Hej ToChybaJa a powiedz, jak u was w kwestii szczepionek na koronaświrusa? Zbuntowaliście się czy już wyszczepili was tam wszystkich?
Nawet nie wiem czy już szczepią, nic o tym nie slyszalam. Ale wiem, że od prawie 60 dni w moim stanie nie było nowego zachorowania.
Ja nie piłem i jakoś przeżyłem.
No właśnie, jakoś… tam przeżyłem😛
A ja całkiem dobrze przeżyłam.
Ale co to za życie? Pffff
Teraz na serio. Ja w swoim długim życiu, raz wypiłam lampkę czerwonego, bardzo słodkiego wina w święta.
Osz Ty!!!
Serio, to ja również zwolennikiem picia z okazji świąt nie jestem.
I kolejny raz mi zaimponiłeś.
W roku jest wiele innych okazji, kiedy można się wręcz uchlać ( jak kto lubi).
Żeby trochę skazić ten mój nieskazitelny wizerunek, jaki jawi Cię za pośrednictwem tegoż pytamowego medium, przyznam się, że zdarzało mi się jakąś lampkę wina czy grzańca siorbnąć w I czy II dzień bożonarodzeniowy, tak że aż trzech czy nawet czterech palców byłoby potrzeba, by te niecne występki zliczyć. Niemniej Wigilia to rzecz święta.
Do nieskazitelnego wizerunku, daleka droga jeszcze przed Tobą
Jestem dokładnie takiego samego zdania @czarny_rycerz.
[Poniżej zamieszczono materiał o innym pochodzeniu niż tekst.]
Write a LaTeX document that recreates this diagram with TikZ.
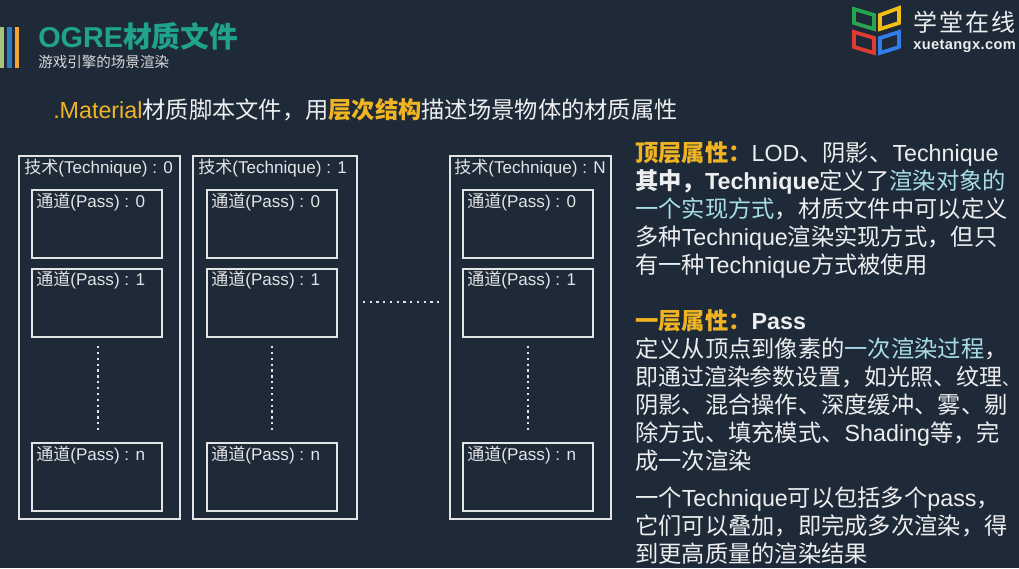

Daleka droga do nieskazitelności? Tak między nami w sekrecie Ci powiem, że ja ewidentnie w przeciwnym kierunku zmierzam.
Też mi sekret
To się wyczuwa w Twoim każdym poście!
Żeby tylko w poście. W czasie zapusty także
No i masz … rozgryzłaś mnie bez ugryzienia.
Co 10 minut łapie za telefon i sprawdzam jakie są decyzje w sprawie polskich skoczków.
Denerwuję się
Goowniana sprawa. Ja już wczoraj przestałem się denerwować.
Przed chwilą podali do wiadomości, że robią im kolejne testy.
Wiem, czytałem. Najbardziej prawdopodobne jest, że jeżeli ponownie potwierdzą test pozytywny u Klemensa, to wszystkich umoczą na kwarantannie, zwłaszcza że teraz mają stan zaostrzonych restrykcji. Obym się mylił.
Niby tak, ale oni byli w osobnych busach, w pokoju śpią w 2 osoby, styczności wielkiej ze sobą nie mieli.
Klimek nie ma żadnych objawów a wczorajszy test był średnio pozytywny…
I tego ostatniego właśnie nie rozumiem.